• Problem to work on
Quote, verbatim, all material below, without pictures.

• Source excerpt

"""

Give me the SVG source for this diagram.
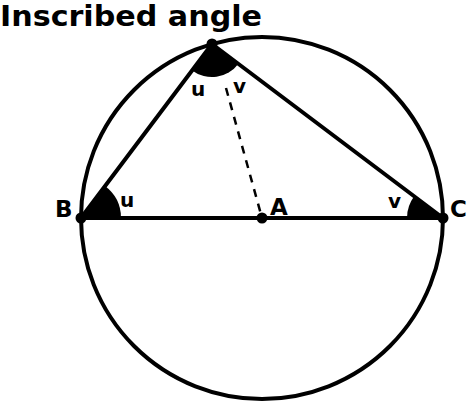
<svg xmlns="http://www.w3.org/2000/svg" width="474" height="404" viewBox="0 0 474 404">
<style>
.ln{stroke:#000;stroke-width:4;fill:none;stroke-linecap:round;stroke-linejoin:round}
.t{font-family:"DejaVu Sans",Inter,"Liberation Sans",sans-serif;font-weight:700;fill:#000}
.lb{font-size:23px}
.ang{font-size:20px}
</style>
<rect width="474" height="404" fill="#fff"/>
<text class="t" x="0" y="26" font-size="28" textLength="262" lengthAdjust="spacingAndGlyphs">Inscribed angle</text>
<g id="connectors">
<circle class="ln" cx="262" cy="218" r="181"/>
<path class="ln" d="M212 44 L81 218 L443 218 Z"/>
<line x1="226" y1="88" x2="262" y2="218" stroke="#000" stroke-width="2.5" stroke-dasharray="8,7"/>
</g>
<g id="angle-P">
<path d="M212 44 L192.1 70.4 A33 33 0 0 0 238.3 63.9 Z" fill="#000"/>
<text class="t ang" x="191" y="96">u</text>
<text class="t ang" x="233" y="93">v</text>
</g>
<g id="angle-B">
<path d="M81 218 L105 186.1 A40 40 0 0 1 121 218 Z" fill="#000"/>
<text class="t ang" x="120" y="207">u</text>
</g>
<g id="angle-C">
<path d="M443 218 L414.2 196.3 A36 36 0 0 0 407 218 Z" fill="#000"/>
<text class="t ang" x="388" y="208">v</text>
</g>
<g id="node-B">
<circle cx="81" cy="218" r="5.5" fill="#000"/>
<text class="t lb" x="55" y="217">B</text>
</g>
<g id="node-A">
<circle cx="262" cy="218" r="5.5" fill="#000"/>
<text class="t lb" x="270" y="215">A</text>
</g>
<g id="node-C">
<circle cx="443" cy="218" r="5.5" fill="#000"/>
<text class="t lb" x="450" y="217">C</text>
</g>
<g id="node-P">
<circle cx="212" cy="44" r="5.5" fill="#000"/>
</g>
</svg>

"""

• Response for this exercise
Give me the SVG source for this diagram.
<svg xmlns="http://www.w3.org/2000/svg" width="474" height="404" viewBox="0 0 474 404">
<style>
.ln{stroke:#000;stroke-width:4;fill:none;stroke-linecap:round;stroke-linejoin:round}
.t{font-family:"DejaVu Sans",Inter,"Liberation Sans",sans-serif;font-weight:700;fill:#000}
.lb{font-size:23px}
.ang{font-size:20px}
</style>
<rect width="474" height="404" fill="#fff"/>
<text class="t" x="0" y="26" font-size="28" textLength="262" lengthAdjust="spacingAndGlyphs">Inscribed angle</text>
<g id="connectors">
<circle class="ln" cx="262" cy="218" r="181"/>
<path class="ln" d="M212 44 L81 218 L443 218 Z"/>
<line x1="226" y1="88" x2="262" y2="218" stroke="#000" stroke-width="2.5" stroke-dasharray="8,7"/>
</g>
<g id="angle-P">
<path d="M212 44 L192.1 70.4 A33 33 0 0 0 238.3 63.9 Z" fill="#000"/>
<text class="t ang" x="191" y="96">u</text>
<text class="t ang" x="233" y="93">v</text>
</g>
<g id="angle-B">
<path d="M81 218 L105 186.1 A40 40 0 0 1 121 218 Z" fill="#000"/>
<text class="t ang" x="120" y="207">u</text>
</g>
<g id="angle-C">
<path d="M443 218 L414.2 196.3 A36 36 0 0 0 407 218 Z" fill="#000"/>
<text class="t ang" x="388" y="208">v</text>
</g>
<g id="node-B">
<circle cx="81" cy="218" r="5.5" fill="#000"/>
<text class="t lb" x="55" y="217">B</text>
</g>
<g id="node-A">
<circle cx="262" cy="218" r="5.5" fill="#000"/>
<text class="t lb" x="270" y="215">A</text>
</g>
<g id="node-C">
<circle cx="443" cy="218" r="5.5" fill="#000"/>
<text class="t lb" x="450" y="217">C</text>
</g>
<g id="node-P">
<circle cx="212" cy="44" r="5.5" fill="#000"/>
</g>
</svg>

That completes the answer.